Cabe considerar que o Poder Executivo tem apenas parte da responsabilidade pela deterioração do ambiente econômico. Tribunais e instâncias legislativas fazem sua parte, usando de sua autoridade para ajudar a sustentar esse festival de irregularidades e de ineficiência. Vale lembrar que leis e decisões podem ser produzidas ou sustentadas por órgãos colegiados, mas são tomadas por magistrados e por parlamentares que, de fato, comandam o processo, seja por meio do voto ou por meio de ações individuais, e levam suas instituições a tomarem decisões que podem ser profundamente deletérias aos padrões de convivência na sociedade.

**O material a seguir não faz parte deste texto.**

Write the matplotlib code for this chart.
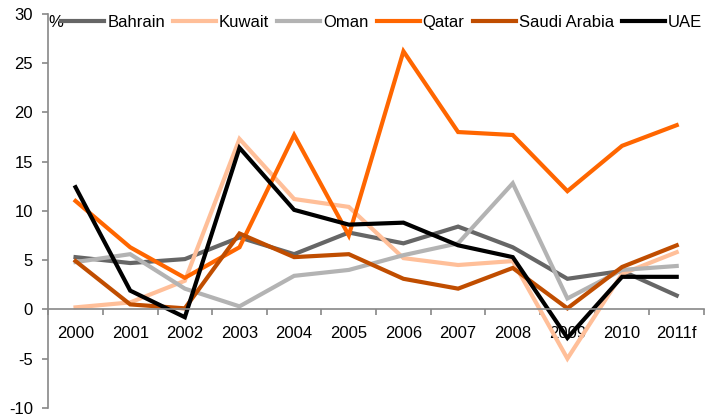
import matplotlib
matplotlib.use("Agg")
import matplotlib.pyplot as plt
from matplotlib import ticker

plt.rcParams['font.family'] = ['Liberation Sans', 'DejaVu Sans']
plt.rcParams['axes.unicode_minus'] = False

years = ['2000', '2001', '2002', '2003', '2004', '2005',
         '2006', '2007', '2008', '2009', '2010', '2011f']

bahrain = [5.3, 4.7, 5.1, 7.3, 5.6, 7.8, 6.7, 8.4, 6.3, 3.1, 3.9, 1.4]
kuwait = [0.2, 0.7, 2.9, 17.3, 11.2, 10.4, 5.2, 4.5, 4.9, -5.0, 3.6, 5.8]
oman = [4.8, 5.6, 2.1, 0.3, 3.4, 4.0, 5.5, 6.7, 12.8, 1.1, 4.0, 4.4]
qatar = [11.0, 6.3, 3.2, 6.3, 17.7, 7.5, 26.2, 18.0, 17.7, 12.0, 16.6, 18.7]
saudi = [4.9, 0.5, 0.1, 7.7, 5.3, 5.6, 3.1, 2.1, 4.2, 0.1, 4.3, 6.5]
uae = [12.4, 1.9, -0.8, 16.4, 10.1, 8.6, 8.8, 6.5, 5.3, -2.9, 3.3, 3.3]

series = [
    ('Bahrain', bahrain, '#666666'),
    ('Kuwait', kuwait, '#FFBF99'),
    ('Oman', oman, '#B3B3B3'),
    ('Qatar', qatar, '#FF6600'),
    ('Saudi Arabia', saudi, '#C04D00'),
    ('UAE', uae, '#000000'),
]

fs = 12
fig = plt.figure(figsize=(7.09, 4.2), dpi=100)
ax = fig.add_axes([0.068, 0.029, 0.925, 0.938])

x = range(len(years))
for name, vals, color in series:
    ax.plot(x, vals, color=color, linewidth=3, label=name,
            solid_joinstyle='miter')

ax.set_xlim(-0.5, len(years) - 0.5)
ax.set_ylim(-10, 30)
ax.yaxis.set_major_locator(ticker.MultipleLocator(5))

# category axis crossing at zero
axis_color = '#888888'
for side in ['top', 'right']:
    ax.spines[side].set_visible(False)
ax.spines['bottom'].set_position(('data', 0))
ax.spines['bottom'].set_color(axis_color)
ax.spines['left'].set_color(axis_color)
ax.spines['bottom'].set_linewidth(1.2)
ax.spines['left'].set_linewidth(1.2)

ax.set_xticks([i - 0.5 for i in range(len(years) + 1)])
ax.set_xticklabels([])
ax.set_xticks(list(x), minor=True)
ax.set_xticklabels(years, minor=True)
ax.tick_params(axis='x', which='major', direction='out', length=4,
               color=axis_color, width=1.2)
ax.tick_params(axis='x', which='minor', length=0, pad=12, labelsize=fs)
ax.tick_params(axis='y', direction='out', length=4, color=axis_color,
               width=1.2, labelsize=fs, pad=7)

ax.text(0.0, 0.978, '%', transform=ax.transAxes, fontsize=fs,
        va='center', ha='left')
ax.legend(loc='center left', bbox_to_anchor=(0.02, 0.978), ncol=6,
          frameon=False, fontsize=fs, handlelength=2.58, handletextpad=0.18,
          columnspacing=0.48, borderaxespad=0, borderpad=0)

fig.savefig('out.png', dpi=100)
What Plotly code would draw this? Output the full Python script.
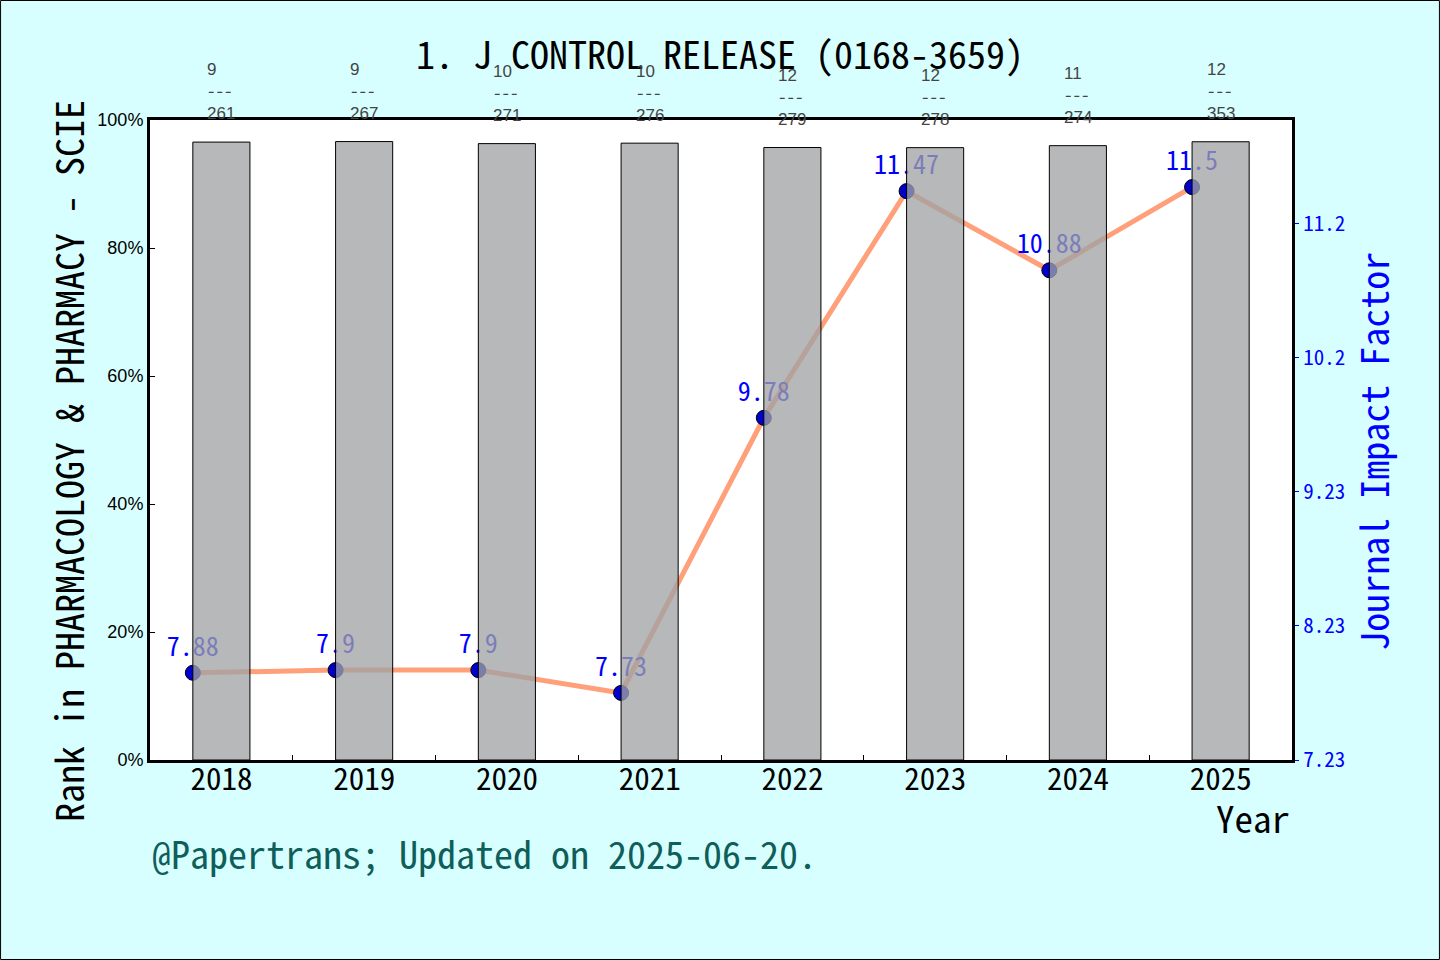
import plotly.graph_objects as go

years = ["2018", "2019", "2020", "2021", "2022", "2023", "2024", "2025"]
ranks = [9, 9, 10, 10, 12, 12, 11, 12]
totals = [261, 267, 271, 276, 279, 278, 274, 353]
rank_pct = [96.55, 96.63, 96.31, 96.38, 95.70, 95.68, 95.99, 96.60]
impact = [7.88, 7.9, 7.9, 7.73, 9.78, 11.47, 10.88, 11.5]
impact_labels = ["7.88", "7.9", "7.9", "7.73", "9.78", "11.47", "10.88", "11.5"]
pct_ticks = [0, 20, 40, 60, 80, 100]
pct_ticktext = ["0%", "20%", "40%", "60%", "80%", "100%"]
if_ticks = [7.23, 8.23, 9.23, 10.23, 11.23]
if_ticktext = ["7.23", "8.23", "9.23", "10.2", "11.2"]
if_range = [7.23, 12.0]

MONO = "Noto Sans Mono CJK SC, Liberation Mono, DejaVu Sans Mono, monospace"
SANS = "Liberation Sans, Arial, sans-serif"

xpos = list(range(len(years)))
line_x = [i - 0.2 for i in xpos]

fig = go.Figure()

# impact factor line (base subplot, drawn under bars)
fig.add_trace(go.Scatter(
    x=line_x, y=impact, mode="lines+markers+text",
    text=impact_labels, textposition="top center",
    textfont=dict(family=MONO, size=26, color="#0000FF"),
    line=dict(color="#FFA07A", width=5),
    marker=dict(color="#0000CD", size=15, line=dict(color="black", width=1)),
    xaxis="x", yaxis="y", cliponaxis=False, showlegend=False,
))

# rank bars (overlay subplot, drawn on top)
fig.add_trace(go.Bar(
    x=xpos, y=rank_pct, width=0.4,
    marker=dict(color="rgba(160,162,164,0.77)", line=dict(color="black", width=1)),
    xaxis="x", yaxis="y2", showlegend=False,
))

annotations = []
for i, (r, t, p) in enumerate(zip(ranks, totals, rank_pct)):
    annotations.append(dict(
        x=i, y=p + 2.6, xref="x", yref="y2", xanchor="center", yanchor="bottom",
        text=(f"{r}<br><span style=\"font-family:{MONO.split(',')[0]}\">---</span>"
              f"<br>{t}"),
        align="left", showarrow=False,
        font=dict(family=SANS, size=17, color="#444444"),
    ))

annotations += [
    dict(x=-0.0727, y=0.467, xref="paper", yref="paper", textangle=-90,
         text="Rank in PHARMACOLOGY & PHARMACY - SCIE", showarrow=False,
         xanchor="center", yanchor="middle",
         font=dict(family=MONO, size=38, color="black")),
    dict(x=1.0709, y=0.483, xref="paper", yref="paper", textangle=-90,
         text="Journal Impact Factor", showarrow=False,
         xanchor="center", yanchor="middle",
         font=dict(family=MONO, size=38, color="#0000FF")),
    dict(x=1.0, y=-0.089, xref="paper", yref="paper", text="Year",
         showarrow=False, xanchor="right", yanchor="middle",
         font=dict(family=MONO, size=37, color="black")),
    dict(x=0.0, y=-0.145, xref="paper", yref="paper",
         text="@Papertrans; Updated on 2025-06-20.", showarrow=False,
         xanchor="left", yanchor="middle",
         font=dict(family=MONO, size=38, color="#0E5E5A")),
]

fig.update_layout(
    width=1440, height=960,
    margin=dict(l=150, r=148, t=120, b=200),
    paper_bgcolor="#D8FFFF", plot_bgcolor="white",
    title=dict(text="1. J CONTROL RELEASE (0168-3659)", x=0.5, xanchor="center",
               y=1 - 56 / 960, yanchor="middle",
               font=dict(family=MONO, size=38, color="black")),
    xaxis=dict(range=[-0.5, 7.5], tickvals=xpos, ticktext=years, ticks="",
               showline=True, linecolor="black", linewidth=3, mirror=True,
               showgrid=False, zeroline=False, ticklabelstandoff=-10,
               tickfont=dict(family=MONO, size=31, color="black"),
               minor=dict(tickvals=[i + 0.5 for i in xpos[:-1]], ticks="inside",
                          ticklen=5, tickcolor="black", tickwidth=1)),
    yaxis=dict(range=if_range, side="right", tickvals=if_ticks, ticktext=if_ticktext,
               ticks="outside", ticklen=4, tickcolor="#0000FF",
               tickfont=dict(family=MONO, size=21, color="#0000FF"),
               showgrid=False, zeroline=False, showline=True, linecolor="black",
               linewidth=3, mirror=True),
    yaxis2=dict(range=[0, 100], overlaying="y", side="left", tickvals=pct_ticks,
                ticktext=pct_ticktext, ticks="inside", ticklen=5, tickcolor="black",
                tickfont=dict(family=SANS, size=18, color="black"),
                showgrid=False, zeroline=False, showline=True, linecolor="black",
                linewidth=3),
    annotations=annotations,
    shapes=[dict(type="rect", xref="paper", yref="paper",
                 x0=-150 / 1142 + 0.0005, x1=1 + 148 / 1142 - 0.0005,
                 y0=-200 / 640 + 0.0008, y1=1 + 120 / 640 - 0.0008,
                 line=dict(color="black", width=1), fillcolor="rgba(0,0,0,0)",
                 layer="below")],
    bargap=0.6,
)

fig.write_html("out.html")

O fato é que, tal como ocorre em toda parte, na vida cotidiana, os brasileiros não vivem em conformidade com as normas legais formalmente constituídas (a maioria mal as conhece), mas vivem de acordo com a maneira com que normas e leis são efetivamente praticadas, isto é, pela forma como são transformadas em padrões orientadores do comportamento em sociedade.
Em resumo, uma sociedade vivendo em um ambiente econômico que favorece e estimula a ilegalidade e os arranjos baseados na “esperteza” tem poucas chances de vencer em um mundo exigente e competitivo. Diante desse quadro, cabe concluir perguntando: Por que as companhias brasileiras de engenharia e de negócios em geral não se fazem presentes nos centros dinâmicos da Europa, da Ásia ou do Oriente Médio? Por que, sistematicamente, os governos no Brasil têm preferido o protecionismo e evitado a competição?
[1] Professor de Relações Internacionais da Universidade de Brasília
[2] As duas obras de Mancur Olson são “The Rise and Decline of Nations. Economic Growth, Stagflation, and Social Rigidities” (Yale Univ. Press, 1982) e “Power and Prosperity. Outgrowing Communist and Capitalist Dictatorships” (Basic Books, 2000).